Now, substitute this x-value back into the original equation for $$y$$ to find the corresponding y-coordinate of the turning point:

$$y = \frac{e^{3(\frac{1}{3})}}{\frac{1}{3}}$$

$$y = \frac{e^1}{\frac{1}{3}}$$

$$y = 3e$$

So, the coordinates of the turning point are $$\left(\frac{1}{3}, 3e\right)$$.
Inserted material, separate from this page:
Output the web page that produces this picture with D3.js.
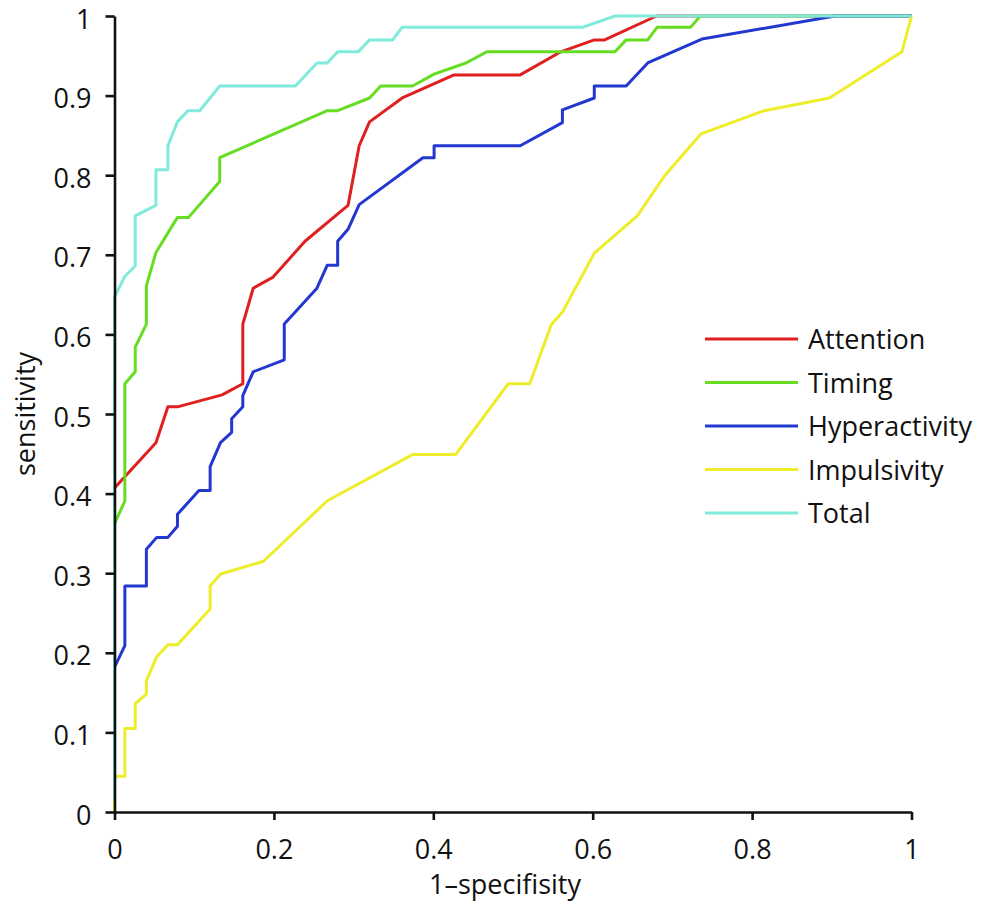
<!DOCTYPE html>
<html>
<head>
<meta charset="utf-8">
<script src="https://cdn.jsdelivr.net/npm/d3@7"></script>
<style>
  body { margin: 0; background: #fff; }
  svg text { font-family: "Open Sans", "Noto Sans", sans-serif; fill: #111; }
</style>
</head>
<body>
<svg id="chart" width="984" height="905"></svg>
<script>
  // ROC curves, [1-specificity, sensitivity]
  const attention = [[0,0],[0,0.407],[0.052,0.464],[0.067,0.509],[0.079,0.509],[0.135,0.524],[0.161,0.538],[0.161,0.613],[0.174,0.658],[0.199,0.672],[0.239,0.717],[0.293,0.762],[0.307,0.837],[0.320,0.867],[0.361,0.897],[0.426,0.926],[0.509,0.926],[0.560,0.955],[0.602,0.970],[0.615,0.970],[0.680,1],[1,1]];
  const timing = [[0,0],[0,0.362],[0.013,0.391],[0.013,0.538],[0.026,0.553],[0.026,0.584],[0.040,0.613],[0.040,0.661],[0.052,0.703],[0.079,0.747],[0.093,0.747],[0.132,0.792],[0.132,0.822],[0.267,0.881],[0.280,0.881],[0.320,0.897],[0.334,0.912],[0.374,0.912],[0.401,0.927],[0.441,0.941],[0.467,0.955],[0.628,0.955],[0.642,0.970],[0.669,0.970],[0.681,0.986],[0.723,0.986],[0.735,1],[1,1]];
  const hyperactivity = [[0,0],[0,0.182],[0.013,0.209],[0.013,0.284],[0.040,0.284],[0.040,0.330],[0.053,0.345],[0.067,0.345],[0.079,0.359],[0.079,0.374],[0.106,0.404],[0.120,0.404],[0.120,0.434],[0.133,0.464],[0.147,0.477],[0.147,0.494],[0.161,0.509],[0.161,0.523],[0.174,0.553],[0.213,0.568],[0.213,0.613],[0.254,0.658],[0.267,0.687],[0.280,0.687],[0.280,0.717],[0.293,0.732],[0.307,0.763],[0.387,0.822],[0.401,0.822],[0.401,0.837],[0.509,0.837],[0.562,0.866],[0.562,0.882],[0.602,0.897],[0.602,0.912],[0.642,0.912],[0.669,0.941],[0.737,0.971],[0.904,1],[1,1]];
  const impulsivity = [[0,0],[0,0.045],[0.013,0.045],[0.013,0.105],[0.026,0.105],[0.026,0.136],[0.040,0.148],[0.040,0.165],[0.053,0.195],[0.067,0.210],[0.079,0.210],[0.120,0.255],[0.120,0.284],[0.133,0.299],[0.187,0.315],[0.267,0.391],[0.374,0.449],[0.428,0.449],[0.494,0.538],[0.521,0.538],[0.548,0.612],[0.562,0.628],[0.602,0.702],[0.656,0.749],[0.690,0.799],[0.736,0.852],[0.815,0.881],[0.897,0.897],[0.988,0.955],[1,1]];
  const total = [[0,0.015],[0,0.647],[0.013,0.673],[0.026,0.686],[0.026,0.749],[0.052,0.762],[0.052,0.807],[0.067,0.807],[0.067,0.837],[0.079,0.867],[0.092,0.881],[0.107,0.881],[0.132,0.912],[0.227,0.912],[0.254,0.941],[0.267,0.941],[0.280,0.955],[0.306,0.955],[0.320,0.970],[0.349,0.970],[0.361,0.986],[0.588,0.986],[0.628,1],[1,1]];

  const seriesNames = ["Attention", "Timing", "Hyperactivity", "Impulsivity", "Total"];
  const seriesData = [attention, timing, hyperactivity, impulsivity, total];
  const seriesColors = ["#e02020", "#66dd22", "#2238d0", "#eded2a", "#80eadb"];
  const xTicks = [0, 0.2, 0.4, 0.6, 0.8, 1];
  const yTicks = [0, 0.1, 0.2, 0.3, 0.4, 0.5, 0.6, 0.7, 0.8, 0.9, 1];

  const svg = d3.select("#chart");
  const margin = { left: 114.5, top: 16 };
  const w = 797, h = 796;

  const x = d3.scaleLinear().domain([0, 1]).range([margin.left, margin.left + w]);
  const y = d3.scaleLinear().domain([0, 1]).range([margin.top + h, margin.top]);

  const line = d3.line().x(d => x(d[0])).y(d => y(d[1]));

  // curves
  seriesData.forEach((data, i) => {
    svg.append("path")
      .datum(data)
      .attr("d", line)
      .attr("fill", "none")
      .attr("stroke", seriesColors[i])
      .attr("stroke-width", 3)
      .attr("stroke-linejoin", "round");
  });

  const fmt = d => d === 0 || d === 1 ? String(d) : d3.format(".1f")(d);

  const xAxis = svg.append("g")
    .attr("transform", `translate(0,${margin.top + h})`)
    .call(d3.axisBottom(x).tickValues(xTicks).tickFormat(fmt).tickSize(8).tickSizeOuter(0).tickPadding(20));

  const yAxis = svg.append("g")
    .attr("transform", `translate(${margin.left},0)`)
    .call(d3.axisLeft(y).tickValues(yTicks).tickFormat(fmt).tickSize(9).tickSizeOuter(0).tickPadding(14));

  [xAxis, yAxis].forEach(g => {
    g.select(".domain").attr("stroke", "#111").attr("stroke-width", 2.6);
    g.selectAll(".tick line").attr("stroke", "#111").attr("stroke-width", 2.6);
    g.selectAll(".tick text")
      .attr("font-size", 27)
      .attr("font-family", "'Open Sans', sans-serif")
      .attr("fill", "#111");
  });
  // labels sit a little below their ticks in the reference
  yAxis.selectAll(".tick text").attr("dy", "0.45em");

  // axis titles
  svg.append("text")
    .attr("x", x(0.5) - 8)
    .attr("y", 894)
    .attr("text-anchor", "middle")
    .attr("font-size", 27)
    .text("1–specifisity");

  svg.append("text")
    .attr("transform", `translate(35,${y(0.5)}) rotate(-90)`)
    .attr("text-anchor", "middle")
    .attr("font-size", 27)
    .text("sensitivity");

  // legend
  const legend = svg.append("g").attr("transform", "translate(705,339)");
  seriesNames.forEach((name, i) => {
    const row = legend.append("g").attr("transform", `translate(0,${i * 43.5})`);
    row.append("line")
      .attr("x1", 0).attr("x2", 93)
      .attr("stroke", seriesColors[i])
      .attr("stroke-width", 3);
    row.append("text")
      .attr("x", 103)
      .attr("dy", "0.38em")
      .attr("font-size", 27)
      .text(name);
  });
</script>
</body>
</html>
**step4 Determine the Nature of the Turning Point**

To determine the nature of the turning point, we use the second derivative test. We substitute the x-coordinate of the turning point ($$x = \frac{1}{3}$$) into the second derivative $$\frac{\d^2 y}{\d x^2}$$.
The second derivative is $$\frac{\d^2 y}{\d x^2} = \frac{e^{3x}(9x^2 - 6x + 2)}{x^3}$$.
Substitute $$x = \frac{1}{3}$$:

$$\frac{\d^2 y}{\d x^2}\Bigg|_{x=\frac{1}{3}} = \frac{e^{3(\frac{1}{3})}(9(\frac{1}{3})^2 - 6(\frac{1}{3}) + 2)}{(\frac{1}{3})^3}$$

$$\frac{\d^2 y}{\d x^2}\Bigg|_{x=\frac{1}{3}} = \frac{e^1(9(\frac{1}{9}) - 2 + 2)}{\frac{1}{27}}$$

$$\frac{\d^2 y}{\d x^2}\Bigg|_{x=\frac{1}{3}} = \frac{e(1 - 2 + 2)}{\frac{1}{27}}$$

$$\frac{\d^2 y}{\d x^2}\Bigg|_{x=\frac{1}{3}} = \frac{e(1)}{\frac{1}{27}}$$

$$\frac{\d^2 y}{\d x^2}\Bigg|_{x=\frac{1}{3}} = 27e$$

Since $$e \approx 2.718$$, $$27e$$ is a positive value ($$27e > 0$$).
According to the second derivative test, if $$\frac{\d^2 y}{\d x^2} > 0$$ at a turning point, then the turning point is a local minimum.